Today was really a day filled with different emotions. Moving to the head office would mean nearing to the end of internship and nearing to going back home but it would also mean leaving the people behind. I guess that is really how things work, some people got to move on while some will just be left behind. Oh well, this day has to come and all I can do is to accept and move on. I just hope I don’t end up crying since I am a really emotional person.
Okay it is time for me to put behind all these negative feelings and focus on my work. On a side note and to break out of this string of emotions, HAPPY BIRTHDAY TWINNY SISTER! I really miss you and I hope you get a good celebration and yes, remember to get your birthday card. I don’t know where the card is now.
Continued to download shows because you never know when Misuki’s wifi will start working. The number of shows I downloaded is quite crazy and I don’t know when I could actually finished watching them. I am not complaining ahhahahah because I enjoyed like that I never run out of shows to watch.
Anyway, Uma asked me today if I could sing very well because in Sri Lanka, they believed that people with crooked teeth can sing very well and local famous singers all have crooked teeth. Oh ya! She knew I had crooked teeth because I showed her pictures of my teeth before braces when explaining our braces problems the other time. I can sing but whether it is nice or not, it is another question.
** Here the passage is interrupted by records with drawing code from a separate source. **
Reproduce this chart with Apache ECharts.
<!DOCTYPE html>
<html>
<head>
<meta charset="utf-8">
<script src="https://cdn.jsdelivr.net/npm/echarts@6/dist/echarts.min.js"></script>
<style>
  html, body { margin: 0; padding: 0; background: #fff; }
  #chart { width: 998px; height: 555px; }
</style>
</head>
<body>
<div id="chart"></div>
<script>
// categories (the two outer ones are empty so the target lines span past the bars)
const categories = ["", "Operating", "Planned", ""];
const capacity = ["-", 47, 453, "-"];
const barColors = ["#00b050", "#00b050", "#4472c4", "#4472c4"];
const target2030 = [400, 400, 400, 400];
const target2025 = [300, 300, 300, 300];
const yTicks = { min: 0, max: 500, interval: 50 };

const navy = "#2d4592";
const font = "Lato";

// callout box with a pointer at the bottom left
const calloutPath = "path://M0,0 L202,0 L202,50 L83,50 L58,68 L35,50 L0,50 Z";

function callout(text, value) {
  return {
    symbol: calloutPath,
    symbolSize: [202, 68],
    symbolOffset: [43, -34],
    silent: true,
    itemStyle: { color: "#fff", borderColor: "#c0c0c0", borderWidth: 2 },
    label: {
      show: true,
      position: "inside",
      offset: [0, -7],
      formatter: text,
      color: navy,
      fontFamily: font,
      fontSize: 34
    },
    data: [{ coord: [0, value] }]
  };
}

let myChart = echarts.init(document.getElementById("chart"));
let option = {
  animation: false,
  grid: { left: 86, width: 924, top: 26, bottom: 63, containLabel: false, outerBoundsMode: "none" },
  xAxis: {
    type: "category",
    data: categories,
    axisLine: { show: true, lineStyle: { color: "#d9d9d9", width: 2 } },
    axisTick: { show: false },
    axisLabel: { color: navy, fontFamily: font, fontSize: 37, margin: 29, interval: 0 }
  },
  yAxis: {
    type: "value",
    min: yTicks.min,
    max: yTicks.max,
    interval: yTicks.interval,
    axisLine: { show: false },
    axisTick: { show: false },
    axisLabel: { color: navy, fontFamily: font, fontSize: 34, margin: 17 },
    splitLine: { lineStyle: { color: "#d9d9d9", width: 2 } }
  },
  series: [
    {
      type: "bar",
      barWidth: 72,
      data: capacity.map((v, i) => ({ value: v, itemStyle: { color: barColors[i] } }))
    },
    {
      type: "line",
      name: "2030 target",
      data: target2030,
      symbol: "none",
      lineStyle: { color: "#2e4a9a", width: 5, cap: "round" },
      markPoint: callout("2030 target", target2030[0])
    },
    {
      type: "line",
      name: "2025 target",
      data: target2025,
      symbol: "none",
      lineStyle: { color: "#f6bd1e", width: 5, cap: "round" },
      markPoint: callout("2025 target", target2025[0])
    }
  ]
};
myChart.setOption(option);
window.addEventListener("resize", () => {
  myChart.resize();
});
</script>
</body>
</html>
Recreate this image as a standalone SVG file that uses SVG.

HAHHAHA. It was really quite interesting to hear that and Uma said because of that they usually don’t adjust their teeth.
Waited for Assistant Operation Manager to tell us about payments before breaking for lunch. Presented on Materials Hold Up Time report and yup! We are done with Operations.
Lunch: Thai Noodles (Not Pad Thai) and Tandoori Chicken

Discussed a little about weekend trip and most likely it would be Sigiriya and Dambulla. Tank Farm visit cancelled because the person-in-charge was busy with the other local interns.
Because of my weak stomach, I have decided to avoid ice cream for the day and so butter cuttle fish for dinner instead. Showed the image Cai Miao took last year to Johnathan so that hopefully it would turn out this way but nope, I still didn’t get what I want. It was deep-fried and Janet was like omg why are you eating fried food when your stomach is already like that.